Intervals
The core idea
An interval is [start, end]. Almost every interval problem is solved by sort by start, then sweep. The sweep maintains a running "in-progress" set; you process events in order and update the set as intervals open and close.
Two patterns cover most questions:
- Overlap detection / merge: sort by start; if the next interval's start is ≤ the current's end, merge; otherwise commit the current and move on.
- Resource counting: split each interval into two events (start +1, end -1), sort the events, sweep, and track the running sum. The max of the running sum is the peak concurrent count.
When to reach for it
Trigger phrases:
- "meetings", "schedules", "time slots"
- "merge overlapping ..."
- "find a free slot / busy slot"
- "minimum rooms / agents / cars to handle these reservations"
- "first interval that conflicts with ..."
How to approach
- Decide whether you care about overlap (merge) or count (events).
- Sort. Pick the right key. Always confirm: by start? by end? does the tie-breaker matter?
- Sweep. Maintain the running invariant.
- Edge cases: a single interval; intervals that touch at endpoints (does "touching" count as overlap?); zero-length intervals.
Enterprise scenarios
- Google Calendar, Microsoft Outlook: free/busy time and conflict detection.
- AWS Lambda concurrent execution limits: counting overlapping invocations against a quota.
- Uber surge pricing: peak concurrent ride requests per geofence per minute.
- Hotel and airline reservations: room and seat conflict detection at scale.
- Cloudflare / Fastly rate limiting: counting overlapping rate-bucket lifetimes.
- PagerDuty oncall scheduling: detecting handoff overlaps and gaps.
- Stripe billing: prorating overlapping subscription windows.
- Compliance log analysis: detecting overlapping audit-relevant events in financial systems.

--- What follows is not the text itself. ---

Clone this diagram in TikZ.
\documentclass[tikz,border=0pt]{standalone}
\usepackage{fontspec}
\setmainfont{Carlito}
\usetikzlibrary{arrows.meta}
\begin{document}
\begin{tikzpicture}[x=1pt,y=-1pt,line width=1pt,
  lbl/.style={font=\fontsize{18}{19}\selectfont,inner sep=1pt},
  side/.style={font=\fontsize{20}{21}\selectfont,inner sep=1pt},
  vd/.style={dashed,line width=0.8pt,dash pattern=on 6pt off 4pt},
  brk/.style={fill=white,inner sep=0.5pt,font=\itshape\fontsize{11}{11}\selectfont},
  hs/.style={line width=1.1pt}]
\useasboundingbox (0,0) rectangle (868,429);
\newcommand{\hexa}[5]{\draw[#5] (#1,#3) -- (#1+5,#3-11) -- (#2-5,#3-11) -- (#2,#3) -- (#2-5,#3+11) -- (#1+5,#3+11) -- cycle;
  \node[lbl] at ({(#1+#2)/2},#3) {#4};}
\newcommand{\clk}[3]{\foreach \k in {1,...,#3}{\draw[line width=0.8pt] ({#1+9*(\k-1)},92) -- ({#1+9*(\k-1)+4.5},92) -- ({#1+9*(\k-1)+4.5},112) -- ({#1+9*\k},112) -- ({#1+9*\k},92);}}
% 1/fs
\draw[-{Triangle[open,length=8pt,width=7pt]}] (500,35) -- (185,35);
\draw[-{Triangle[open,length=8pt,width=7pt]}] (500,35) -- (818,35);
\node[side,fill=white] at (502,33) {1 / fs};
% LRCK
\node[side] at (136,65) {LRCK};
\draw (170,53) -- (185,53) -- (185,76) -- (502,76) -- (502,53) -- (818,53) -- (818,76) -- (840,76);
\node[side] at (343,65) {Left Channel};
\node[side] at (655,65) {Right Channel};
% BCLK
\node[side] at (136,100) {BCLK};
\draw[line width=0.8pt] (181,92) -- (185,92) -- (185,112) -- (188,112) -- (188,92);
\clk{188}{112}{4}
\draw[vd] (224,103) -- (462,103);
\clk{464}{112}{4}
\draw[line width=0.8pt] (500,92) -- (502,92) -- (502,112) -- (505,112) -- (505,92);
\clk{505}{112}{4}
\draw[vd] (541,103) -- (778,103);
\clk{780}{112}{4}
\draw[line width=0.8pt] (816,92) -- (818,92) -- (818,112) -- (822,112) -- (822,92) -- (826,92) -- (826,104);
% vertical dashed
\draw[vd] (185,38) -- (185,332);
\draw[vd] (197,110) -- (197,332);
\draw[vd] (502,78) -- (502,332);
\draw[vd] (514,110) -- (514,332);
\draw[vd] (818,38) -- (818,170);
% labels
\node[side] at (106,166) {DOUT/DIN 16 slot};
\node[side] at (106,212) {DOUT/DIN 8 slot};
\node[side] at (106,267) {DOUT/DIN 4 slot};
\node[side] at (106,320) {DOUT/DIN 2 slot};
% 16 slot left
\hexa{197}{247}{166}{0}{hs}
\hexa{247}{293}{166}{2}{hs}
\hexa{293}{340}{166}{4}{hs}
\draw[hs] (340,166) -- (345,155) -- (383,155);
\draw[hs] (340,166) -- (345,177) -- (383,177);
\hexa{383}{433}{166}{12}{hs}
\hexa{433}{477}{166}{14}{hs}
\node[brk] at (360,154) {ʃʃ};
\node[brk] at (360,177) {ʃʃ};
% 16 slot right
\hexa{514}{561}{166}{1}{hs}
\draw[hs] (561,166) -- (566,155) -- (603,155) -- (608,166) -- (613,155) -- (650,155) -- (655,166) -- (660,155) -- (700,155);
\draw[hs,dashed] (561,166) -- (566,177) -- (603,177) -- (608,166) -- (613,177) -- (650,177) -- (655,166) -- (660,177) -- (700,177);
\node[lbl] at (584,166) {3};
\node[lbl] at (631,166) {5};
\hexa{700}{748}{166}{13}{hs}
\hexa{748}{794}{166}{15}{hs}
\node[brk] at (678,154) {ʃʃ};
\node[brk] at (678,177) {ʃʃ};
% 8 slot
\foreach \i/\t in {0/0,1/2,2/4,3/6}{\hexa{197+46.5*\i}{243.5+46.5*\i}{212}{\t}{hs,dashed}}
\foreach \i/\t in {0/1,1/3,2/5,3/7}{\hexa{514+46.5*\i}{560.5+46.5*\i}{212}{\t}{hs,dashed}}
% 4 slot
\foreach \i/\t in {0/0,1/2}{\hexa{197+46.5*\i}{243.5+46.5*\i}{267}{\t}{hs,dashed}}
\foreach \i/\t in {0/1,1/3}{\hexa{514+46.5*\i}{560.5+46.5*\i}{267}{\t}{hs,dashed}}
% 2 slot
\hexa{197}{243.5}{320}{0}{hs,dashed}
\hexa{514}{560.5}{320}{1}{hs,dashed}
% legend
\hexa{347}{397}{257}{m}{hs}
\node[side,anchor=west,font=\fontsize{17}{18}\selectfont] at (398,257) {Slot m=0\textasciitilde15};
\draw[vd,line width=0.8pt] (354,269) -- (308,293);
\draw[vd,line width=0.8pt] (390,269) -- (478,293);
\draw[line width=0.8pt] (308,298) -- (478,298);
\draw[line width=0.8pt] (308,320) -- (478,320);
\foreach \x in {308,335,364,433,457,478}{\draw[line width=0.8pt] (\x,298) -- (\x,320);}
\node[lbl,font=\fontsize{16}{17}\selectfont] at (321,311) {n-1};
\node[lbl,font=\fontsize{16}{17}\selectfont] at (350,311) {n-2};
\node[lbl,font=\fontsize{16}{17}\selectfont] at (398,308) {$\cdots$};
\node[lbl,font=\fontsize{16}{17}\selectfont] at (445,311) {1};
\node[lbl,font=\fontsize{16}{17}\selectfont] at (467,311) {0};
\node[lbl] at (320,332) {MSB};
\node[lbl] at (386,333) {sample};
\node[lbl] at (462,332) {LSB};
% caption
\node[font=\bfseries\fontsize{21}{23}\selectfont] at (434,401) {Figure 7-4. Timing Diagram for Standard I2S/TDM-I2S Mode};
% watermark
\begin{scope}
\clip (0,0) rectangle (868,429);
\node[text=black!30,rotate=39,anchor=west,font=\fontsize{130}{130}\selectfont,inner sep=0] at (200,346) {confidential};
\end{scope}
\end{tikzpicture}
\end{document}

In the AI-integrated workspace
AI agents tend to write interval code with the wrong sort key. The most common error: sort by length, or by end time when start time was the right key (or vice versa). Always demand a one-line justification of the sort.
The second common error: using < where <= was right (or vice versa) for the touch-vs-overlap distinction. The spec must say whether [1,5] and [5,10] conflict. Generated code rarely raises that ambiguity; you have to.
In an integrated learning loop, this is a place to be ruthless during code review. Sketch the timeline on paper, run two adjacent intervals through the code mentally, and verify the boundary case before you trust the suite.
Problems in this cluster
Easy: meeting-rooms. Medium: merge-intervals.
Start with meeting-rooms. The "do these overlap" question is the smallest possible building block, and it is the basis for every other interval problem.